15.3.2. Parallel Joins
Just as in a non-parallel plan, the driving table may be joined to one or more other tables using a nested loop, hash join, or merge join. The inner side of the join may be any kind of non-parallel plan that is otherwise supported by the planner provided that it is safe to run within a parallel worker. Depending on the join type, the inner side may also be a parallel plan.
- 
     In a nested loop join , the inner side is always non-parallel. Although it is executed in full, this is efficient if the inner side is an index scan, because the outer tuples and thus the loops that look up values in the index are divided over the cooperating processes. 
- 
     In a merge join , the inner side is always a non-parallel plan and therefore executed in full. This may be inefficient, especially if a sort must be performed, because the work and resulting data are duplicated in every cooperating process. 
- 
     In a hash join (without the "parallel" prefix), the inner side is executed in full by every cooperating process to build identical copies of the hash table. This may be inefficient if the hash table is large or the plan is expensive. In a parallel hash join , the inner side is a parallel hash that divides the work of building a shared hash table over the cooperating processes. 

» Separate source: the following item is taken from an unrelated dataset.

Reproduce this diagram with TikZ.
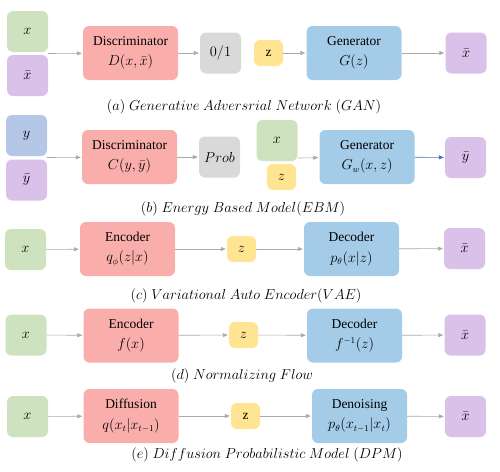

15.3.3. Parallel Aggregation
   
    PostgreSQL
   
   supports parallel aggregation by aggregating in
    two stages.  First, each process participating in the parallel portion of
    the query performs an aggregation step, producing a partial result for
    each group of which that process is aware.  This is reflected in the plan
    as a
   
    Partial Aggregate
   
   node.  Second, the partial results are
    transferred to the leader via
   
    Gather
   
   or
   
    Gather
    Merge
   
   .  Finally, the leader re-aggregates the results across all
    workers in order to produce the final result.  This is reflected in the
    plan as a
   
    Finalize Aggregate
   
   node.
  
   Because the
   
    Finalize Aggregate
   
   node runs on the leader
    process, queries that produce a relatively large number of groups in
    comparison to the number of input rows will appear less favorable to the
    query planner. For example, in the worst-case scenario the number of
    groups seen by the
   
    Finalize Aggregate
   
   node could be as many as
    the number of input rows that were seen by all worker processes in the
   
    Partial Aggregate
   
   stage. For such cases, there is clearly
    going to be no performance benefit to using parallel aggregation. The
    query planner takes this into account during the planning process and is
    unlikely to choose parallel aggregate in this scenario.
  
   Parallel aggregation is not supported in all situations.  Each aggregate
    must be
   
    safe
   
   for parallelism and must
    have a combine function.  If the aggregate has a transition state of type
   
    internal
   
   , it must have serialization and deserialization
    functions.  See
   
    
     CREATE AGGREGATE
    
   
   for more details.
    Parallel aggregation is not supported if any aggregate function call
    contains
   
    DISTINCT
   
   or
   
    ORDER BY
   
   clause and is also
    not supported for ordered set aggregates or when  the query involves
   
    GROUPING SETS
   
   .  It can only be used when all joins involved in
    the query are also part of the parallel portion of the plan.
  
15.3.4. Parallel Append
   Whenever
   
    PostgreSQL
   
   needs to combine rows
    from multiple sources into a single result set, it uses an
   
    Append
   
   or
   
    MergeAppend
   
   plan node.
    This commonly happens when implementing
   
    UNION ALL
   
   or
    when scanning a partitioned table.  Such nodes can be used in parallel
    plans just as they can in any other plan.  However, in a parallel plan,
    the planner may instead use a
   
    Parallel Append
   
   node.
  
   When an
   
    Append
   
   node is used in a parallel plan, each
    process will execute the child plans in the order in which they appear,
    so that all participating processes cooperate to execute the first child
    plan until it is complete and then move to the second plan at around the
    same time.  When a
   
    Parallel Append
   
   is used instead, the
    executor will instead spread out the participating processes as evenly as
    possible across its child plans, so that multiple child plans are executed
    simultaneously.  This avoids contention, and also avoids paying the startup
    cost of a child plan in those processes that never execute it.
  
   Also, unlike a regular
   
    Append
   
   node, which can only have
    partial children when used within a parallel plan, a
   
    Parallel
    Append
   
   node can have both partial and non-partial child plans.
    Non-partial children will be scanned by only a single process, since
    scanning them more than once would produce duplicate results.  Plans that
    involve appending multiple results sets can therefore achieve
    coarse-grained parallelism even when efficient partial plans are not
    available.  For example, consider a query against a partitioned table
    that can only be implemented efficiently by using an index that does
    not support parallel scans.  The planner might choose a
   
    Parallel
    Append
   
   of regular
   
    Index Scan
   
   plans; each
    individual index scan would have to be executed to completion by a single
    process, but different scans could be performed at the same time by
    different processes.
  
enable_parallel_append can be used to disable this feature.
15.3.5. Parallel Plan Tips
If a query that is expected to do so does not produce a parallel plan, you can try reducing parallel_setup_cost or parallel_tuple_cost . Of course, this plan may turn out to be slower than the serial plan that the planner preferred, but this will not always be the case. If you don't get a parallel plan even with very small values of these settings (e.g., after setting them both to zero), there may be some reason why the query planner is unable to generate a parallel plan for your query. See Section 15.2 and Section 15.4 for information on why this may be the case.
   When executing a parallel plan, you can use
   
    EXPLAIN (ANALYZE,
    VERBOSE)
   
   to display per-worker statistics for each plan node.
    This may be useful in determining whether the work is being evenly
    distributed between all plan nodes and more generally in understanding the
    performance characteristics of the plan.